Sure enough, Rav Gordon greeted them pleasantly and was duly impressed by the letter from the Chazon Ish. He began testing the young man, but Shmuel Tzvi hastened to answer every question before his friend could speak. “I am asking the bochur who wants to be accepted to the yeshiva; I am not asking you,” Rav Gordon admonished him, but Shmuel Tzvi could not be deterred from obeying the Chazon Ish’s instructions. At long last, the other bochur was accepted to the yeshiva, but he still could not detach himself from the friends who had caused his first expulsion. Once again, the roshei yeshiva discovered his association with them, and the same ultimatum was given: He would have to choose between the yeshiva and his friends. And once again, he chose his friends.

Once again, the young man shared his tale of woe with Shmuel Tzvi. They returned to the Chazon Ish, but this time the other bochur remained outside while Shmuel Tzvi conferred with the gadol. He described the situation and then asked the Chazon Ish for his advice.

“Bring him inside,” the Chazon Ish ordered.

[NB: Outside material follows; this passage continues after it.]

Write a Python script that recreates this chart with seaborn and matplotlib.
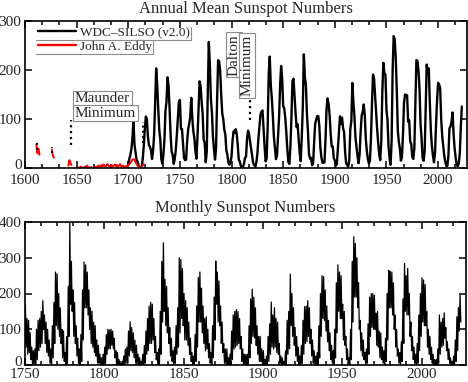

Years later, Rav Shmuel Tzvi Kovalsky recalled, “The Chazon Ish greeted him radiantly and asked how he had acclimated to the yeshiva, what masechta they were learning, and what sugya they were studying. He asked to hear about the rosh yeshiva’s chiddushim and the bochur’s own chiddushim. They had a lengthy conversation, and then they agreed that he would return the following week to share more of his insights with the Chazon Ish.”

Rav Kovalsky waited until after his friend had left and then asked for an explanation. The Chazon Ish said, “This bochur derives satisfaction from associating with these friends. We cannot take the friends away from him without giving him something else in exchange. Of course, we have something to offer him: The Torah is vaster than the sea, more precious than the finest gold, and sweeter than honey. This bochur simply hasn’t yet come to appreciate that. He hasn’t been enlightened about it yet. I was gracious to him and I invited him to return next week, and now he will make a concerted effort to learn, to understand, and to formulate insights. He will come back and I will speak with him in learning once again, and then he will begin to experience the beauty and sweetness of the Torah. As a result, his connection to those friends will dissolve naturally.”

Two weeks later, the Chazon Ish passed away, but his prediction came true. That bochur embarked on a path of spiritual growth and ultimately became a prominent talmid chochom. (This story was told by Rav Nochum Ragoznitzky, who heard it from Rav Shmuel Tzvi Kovalsky and shared it with Rav Chananya Chollak in honor of Rav Kovalsky’s yahrtzeit. Rav Kovalsky passed away on Friday night, the 23rd of Sivan, 5753.)